Dials, knobs, microphones, clocks; heads, hands, breath, voices. Ernst Schoen joined Frankfurt Radio in the 1920s as programmer and accelerated the potentials of this collision of bodies and technologies. As with others of his generation, Schoen experienced crisis after crisis, from the violence of war, the suicide of friends, economic collapse, and a brief episode of permitted experimentalism under the Weimar Republic for those who would foster aesthetic, technical, and political revolution. The counterreaction was Nazism—and Schoen and his milieux fell victim to it, found ways out of it, or hit against it with all their might.

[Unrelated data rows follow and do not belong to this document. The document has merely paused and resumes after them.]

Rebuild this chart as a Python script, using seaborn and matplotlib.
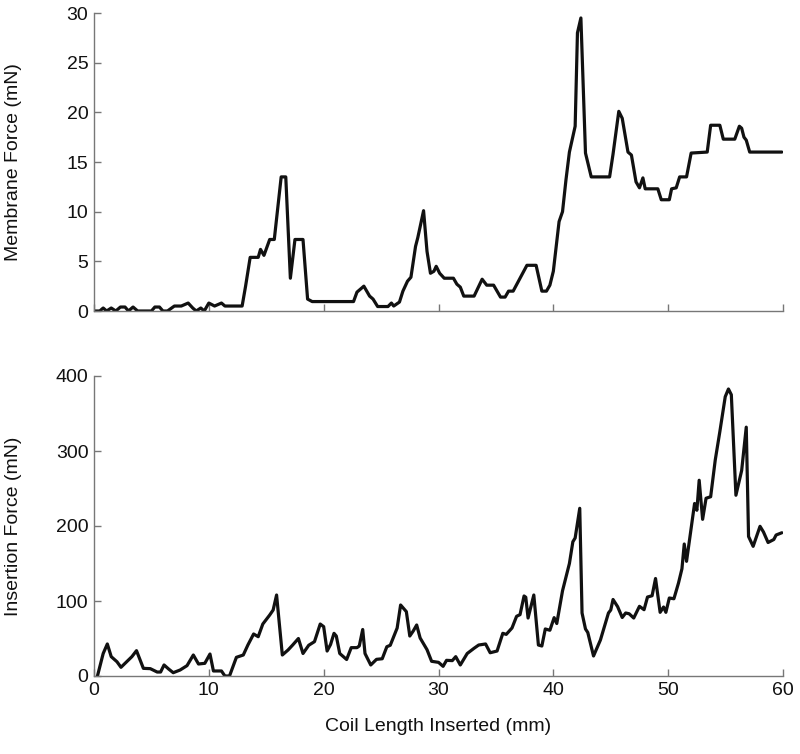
import matplotlib
matplotlib.use("Agg")
import matplotlib.pyplot as plt
import seaborn as sns
import pandas as pd

# Membrane force (top panel)
mem_x = [0.0, 0.5, 0.8, 1.1, 1.5, 1.9, 2.3, 2.7, 3.0, 3.4, 3.8, 4.2, 4.6, 5.0, 5.3, 5.7, 6.0, 6.4,
         7.0, 7.6, 8.2, 8.6, 8.9, 9.3, 9.6, 10.0, 10.5, 11.1, 11.4, 12.9, 13.2, 13.6, 14.3, 14.5, 14.8,
         15.3, 15.7, 16.3, 16.7, 17.1, 17.5, 18.2, 18.6, 19.0, 22.6, 22.9, 23.5, 24.0, 24.3, 24.7, 25.6,
         25.9, 26.1, 26.6, 26.9, 27.3, 27.6, 28.0, 28.2, 28.7, 29.0, 29.3, 29.6, 29.8, 30.1, 30.5, 31.3,
         31.6, 31.9, 32.2, 33.1, 33.8, 34.2, 34.8, 35.4, 35.8, 36.1, 36.5, 37.1, 37.7, 38.5, 39.0, 39.4,
         39.7, 40.0, 40.2, 40.5, 40.8, 41.1, 41.4, 41.9, 42.1, 42.4, 42.8, 43.3, 44.9, 45.2, 45.7, 46.0,
         46.5, 46.8, 47.2, 47.5, 47.8, 48.0, 49.1, 49.4, 50.1, 50.3, 50.7, 51.0, 51.6, 52.0, 53.4, 53.7,
         54.5, 54.8, 55.8, 56.2, 56.4, 56.6, 56.8, 57.1, 59.9]
mem_y = [0.0, 0.0, 0.3, 0.0, 0.3, 0.0, 0.4, 0.4, 0.0, 0.4, 0.0, 0.0, 0.0, 0.0, 0.4, 0.4, 0.0, 0.0,
         0.5, 0.5, 0.8, 0.3, 0.0, 0.3, 0.0, 0.8, 0.5, 0.8, 0.5, 0.5, 2.5, 5.4, 5.4, 6.2, 5.6,
         7.2, 7.2, 13.5, 13.5, 3.3, 7.2, 7.2, 1.2, 0.95, 0.95, 1.9, 2.5, 1.5, 1.2, 0.45, 0.45,
         0.8, 0.5, 0.9, 2.0, 3.0, 3.4, 6.5, 7.4, 10.1, 6.0, 3.8, 4.0, 4.5, 3.8, 3.3, 3.3,
         2.7, 2.4, 1.5, 1.5, 3.2, 2.6, 2.6, 1.4, 1.4, 2.0, 2.0, 3.3, 4.6, 4.6, 2.0, 2.0,
         2.6, 4.0, 6.0, 9.0, 10.0, 13.2, 16.0, 18.6, 28.0, 29.5, 15.9, 13.5, 13.5, 15.8, 20.1, 19.4,
         16.0, 15.7, 13.0, 12.4, 13.4, 12.3, 12.3, 11.2, 11.2, 12.3, 12.4, 13.5, 13.5, 15.9, 16.0, 18.7,
         18.7, 17.3, 17.3, 18.6, 18.4, 17.5, 17.2, 16.0, 16.0]

# Insertion force (bottom panel)
ins_x = [0.3, 0.8, 1.16, 1.5, 2.0, 2.35, 2.85, 3.3, 3.7, 4.0, 4.3, 4.9, 5.5, 5.8, 6.1, 6.5, 6.9, 7.5,
         8.1, 8.65, 9.1, 9.65, 10.1, 10.4, 11.1, 11.4, 11.8, 12.4, 13.0, 13.4, 13.9, 14.3, 14.7, 15.3,
         15.6, 15.9, 16.4, 16.9, 17.3, 17.8, 18.2, 18.7, 19.2, 19.7, 20.0, 20.3, 20.6, 20.9, 21.1, 21.4,
         22.0, 22.4, 22.9, 23.1, 23.4, 23.6, 24.1, 24.6, 25.1, 25.5, 25.8, 26.4, 26.7, 27.2, 27.5, 27.8,
         28.1, 28.4, 29.0, 29.4, 30.0, 30.4, 30.7, 31.2, 31.5, 31.9, 32.5, 33.1, 33.5, 34.1, 34.5, 35.1,
         35.6, 35.9, 36.4, 36.8, 37.1, 37.45, 37.6, 37.8, 38.3, 38.7, 39.0, 39.3, 39.7, 40.07, 40.3,
         40.8, 41.4, 41.7, 41.9, 42.3, 42.5, 42.8, 43.0, 43.5, 44.1, 44.8, 45.0, 45.2, 45.6, 46.0, 46.3,
         46.6, 47.0, 47.5, 47.9, 48.2, 48.6, 48.9, 49.3, 49.6, 49.8, 50.1, 50.5, 50.9, 51.2, 51.4, 51.6,
         52.3, 52.5, 52.7, 53.0, 53.3, 53.7, 54.1, 54.5, 54.97, 55.25, 55.5, 55.9, 56.4, 56.8, 57.0,
         57.4, 58.0, 58.3, 58.7, 59.2, 59.4, 59.9]
ins_y = [0, 30, 42.7, 25.8, 19, 11.6, 19, 25.8, 33.8, 21.8, 10.2, 9.8, 5.3, 5.3, 14.7, 9.3, 4.4, 8,
         13.8, 28, 16, 16.9, 29.3, 6.7, 6.7, 0, 0, 24.9, 28, 41.3, 56, 52.4, 69.3, 81.3,
         88, 108, 28, 34.7, 41.3, 50, 30, 41, 45.8, 69.3, 65.8, 33.3, 42, 56.9, 53.3, 30,
         22, 37.8, 37.8, 40, 62, 30, 14.7, 22.2, 23, 39, 41, 64, 94.7, 85.8, 53.3, 60,
         68, 50.7, 35.1, 19.6, 18.2, 12.9, 20.9, 20.5, 25.8, 14.7, 30, 37, 41.3, 42.7, 31, 33.3,
         56.9, 55.5, 64, 79.6, 81.8, 106.7, 105, 77.3, 108, 41.3, 40, 62.7, 61, 77.8, 70,
         113.6, 150, 179, 184, 223.6, 84, 62.7, 58, 26.7, 48, 84, 88, 102, 92.4, 78, 84,
         83, 77.3, 92.9, 88.4, 105.3, 107, 130, 84.9, 92, 84.9, 104, 103, 124, 143, 176, 152.9,
         230, 221, 261, 208.9, 237, 239, 288, 325.8, 372.4, 382.7, 375, 241, 274, 331.8, 186,
         172.9, 199.6, 192, 178, 182, 188, 191]

x_ticks = [0, 10, 20, 30, 40, 50, 60]
mem_ticks = [0, 5, 10, 15, 20, 25, 30]
ins_ticks = [0, 100, 200, 300, 400]

sns.set_theme(style="white")
plt.rcParams['font.family'] = ['Liberation Sans', 'DejaVu Sans']

fig = plt.figure(figsize=(8.0, 7.54), dpi=100)
W, H = 800.0, 754.0
ax1 = fig.add_axes([94 / W, 1 - 311 / H, (783 - 94) / W, (311 - 13) / H])
ax2 = fig.add_axes([94 / W, 1 - 676 / H, (783 - 94) / W, (676 - 376) / H])

df1 = pd.DataFrame({"x": mem_x, "y": mem_y})
df2 = pd.DataFrame({"x": ins_x, "y": ins_y})
sns.lineplot(data=df1, x="x", y="y", ax=ax1, color="#111111", linewidth=2.3)
sns.lineplot(data=df2, x="x", y="y", ax=ax2, color="#111111", linewidth=2.3)

for ax in (ax1, ax2):
    ax.set_xlim(0, 60)
    ax.set_xticks(x_ticks)
    for s in ("top", "right"):
        ax.spines[s].set_visible(False)
    for s in ("left", "bottom"):
        ax.spines[s].set_color("#777777")
        ax.spines[s].set_linewidth(1.0)
    ax.tick_params(direction="in", length=5, width=1, color="#777777",
                   labelsize=14, labelcolor="#111111", left=True, bottom=True, pad=4)

ax1.set_ylim(0, 30)
ax1.set_yticks(mem_ticks)
ax1.set_xticklabels([])
ax1.set_xlabel("")
ax1.set_ylabel("Membrane Force (mN)", fontsize=14, color="#111111")
ax1.yaxis.set_label_coords(-0.105, 0.5)

ax2.set_ylim(0, 400)
ax2.set_yticks(ins_ticks)
ax2.set_xlabel("Coil Length Inserted (mm)", fontsize=14, color="#111111", labelpad=14)
ax2.set_ylabel("Insertion Force (mN)", fontsize=14, color="#111111")
ax2.yaxis.set_label_coords(-0.105, 0.5)

fig.savefig("out.png", dpi=100)
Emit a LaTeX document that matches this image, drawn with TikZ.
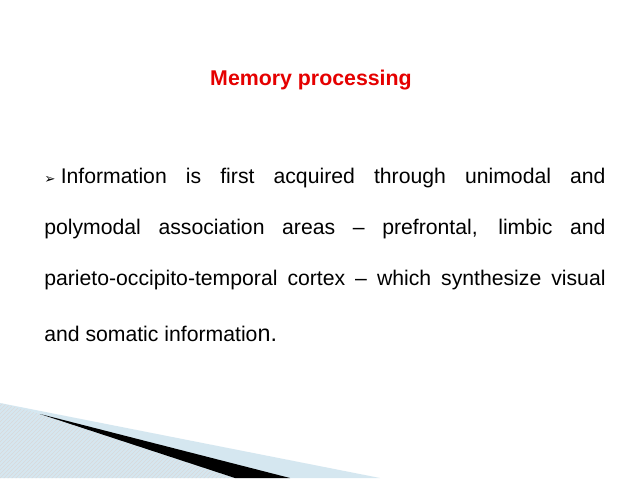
\documentclass[tikz,border=0pt]{standalone}
\usepackage{fontspec}
\setmainfont{Liberation Sans}
\newfontfamily\symfont{DejaVu Sans}
\usetikzlibrary{patterns}
\definecolor{deco}{HTML}{D5E7F0}
\begin{document}
\begin{tikzpicture}[x=0.75pt,y=-0.75pt,
  body/.style={anchor=west,inner sep=0pt,font=\fontsize{15.9pt}{18pt}\selectfont}]
\useasboundingbox (0,0) rectangle (638,478);
\fill[white] (0,0) rectangle (638,478);
% decoration
\fill[deco] (0,403) -- (380,478) -- (0,478) -- cycle;
\fill[pattern=north east lines,pattern color=gray!30] (0,403) -- (40,414) -- (235,478) -- (0,478) -- cycle;
\fill[black] (40,414) -- (290,478) -- (235,478) -- cycle;
\node[font=\bfseries\fontsize{16pt}{18pt}\selectfont,text=red!90!black] (title) at (311,80) {Memory processing};
\node[body] (l1) at (44,178) {\makebox[421pt][s]{{\symfont\fontsize{10pt}{10pt}\selectfont ➢}\hspace{4pt}Information is first acquired through unimodal and}};
\node[body] (l2) at (44,229) {\makebox[421pt][s]{polymodal association areas – prefrontal, limbic and}};
\node[body] (l3) at (44,280) {\makebox[421pt][s]{parieto-occipito-temporal cortex – which synthesize visual}};
\node[body] (l4) at (44,334) {and somatic informatio{\fontsize{17.5pt}{18pt}\selectfont n.}};
\end{tikzpicture}
\end{document}
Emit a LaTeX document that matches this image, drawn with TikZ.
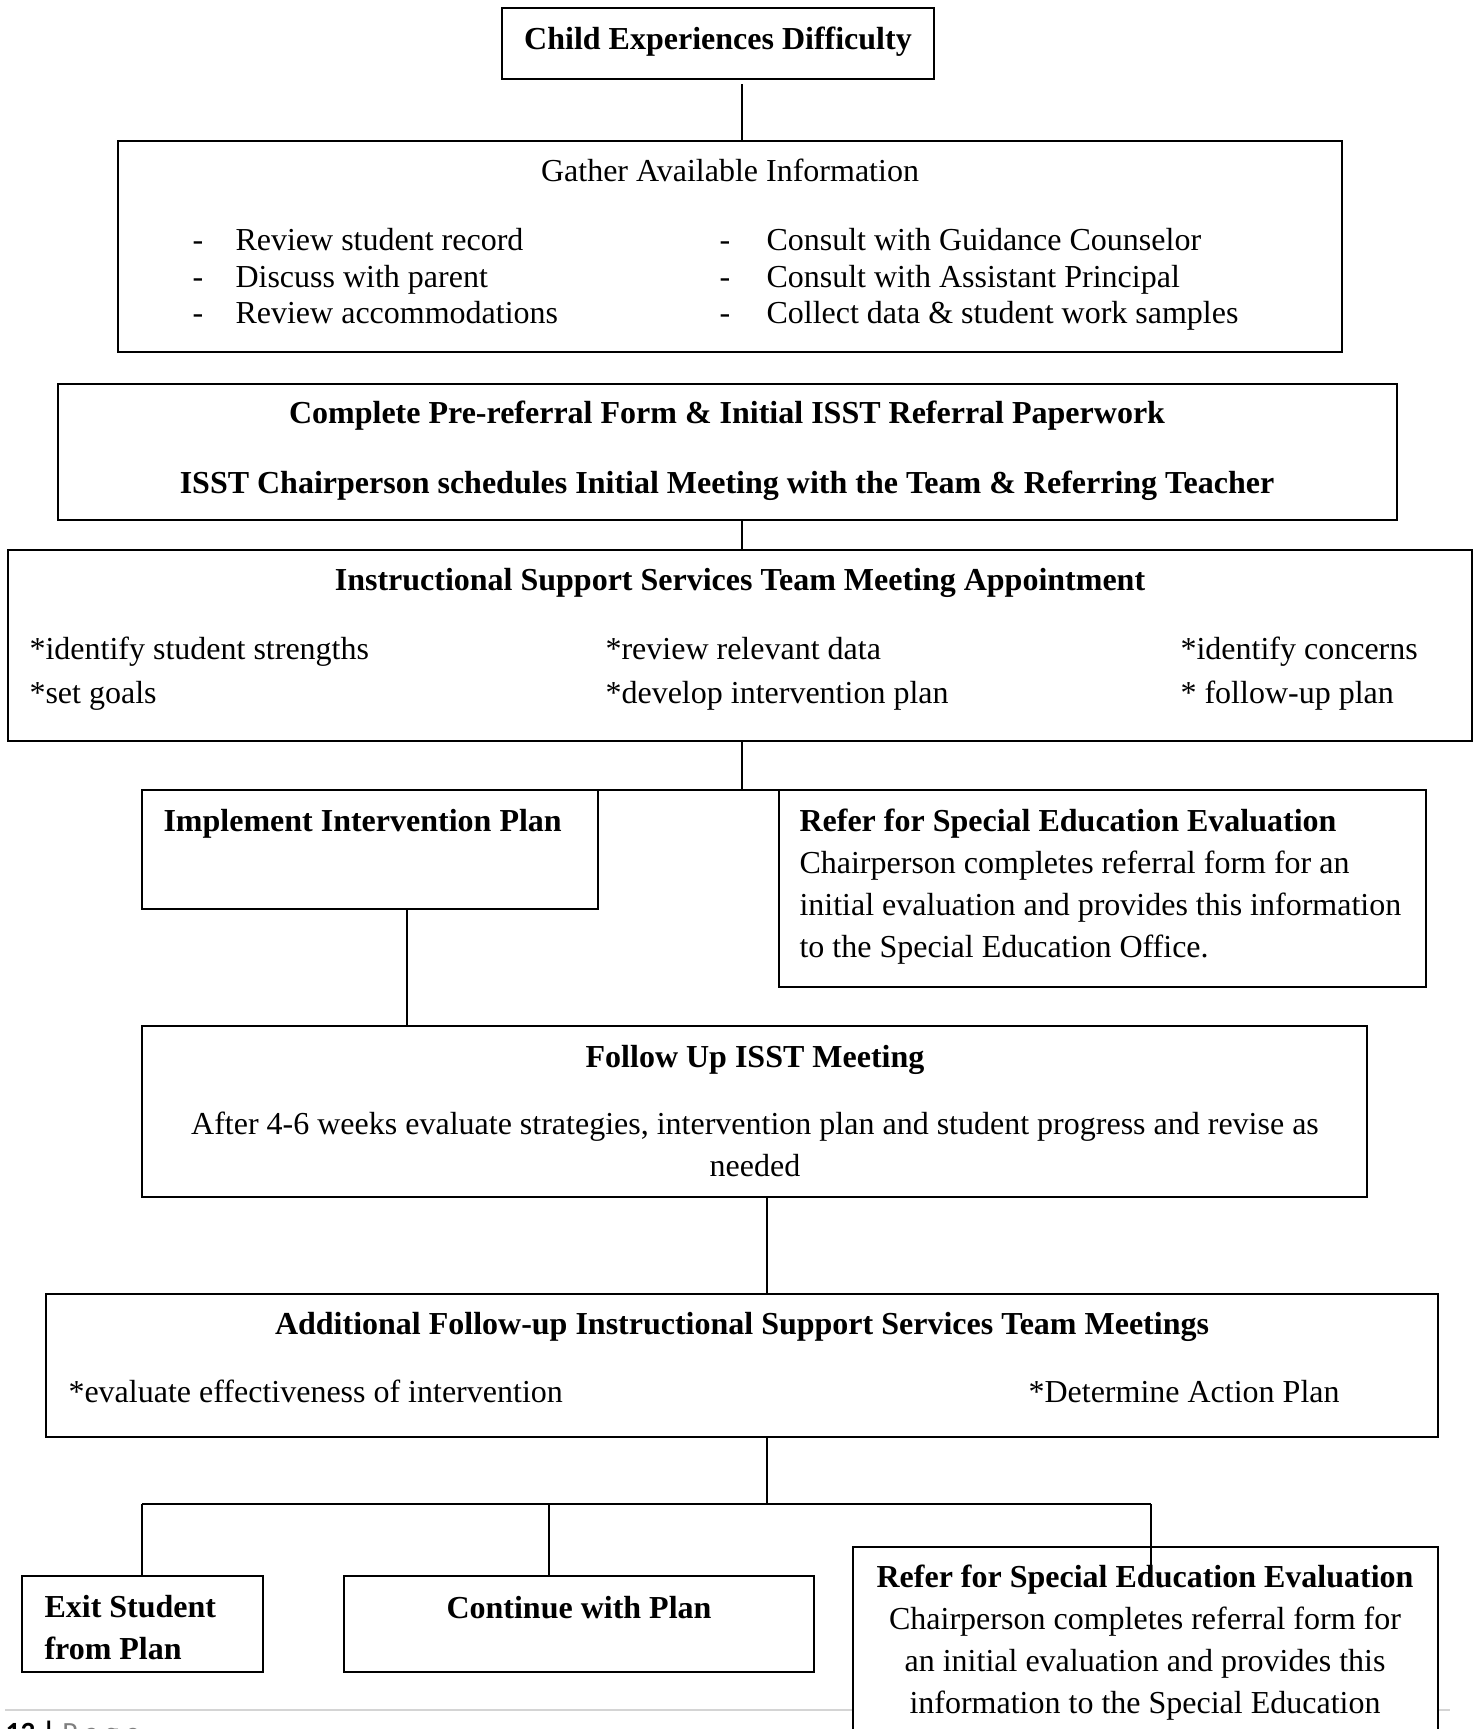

Dissonant Waves tracks the life of Ernst Schoen—poet, composer, radio programmer, theorist, and best friend of Walter Benjamin from childhood—as he moves between Frankfurt, Berlin, Paris, and London. It casts radio history and practice into concrete spaces, into networks of friends and institutions, into political exigencies and domestic plights, and into broader aesthetic discussions of the politicization of art and the aestheticization of politics. Through friendship and comradeship, a position in state-backed radio, imprisonment, exile, networking in a new country, re-emigration, ill-treatment, neglect, Schoen suffers the century and articulates its broken promises.
An exploration of the ripples of radio waves, the circuits of experimentation and friendship, and the proposals that half-found a route into the world—and might yet spark political-technical experimentation.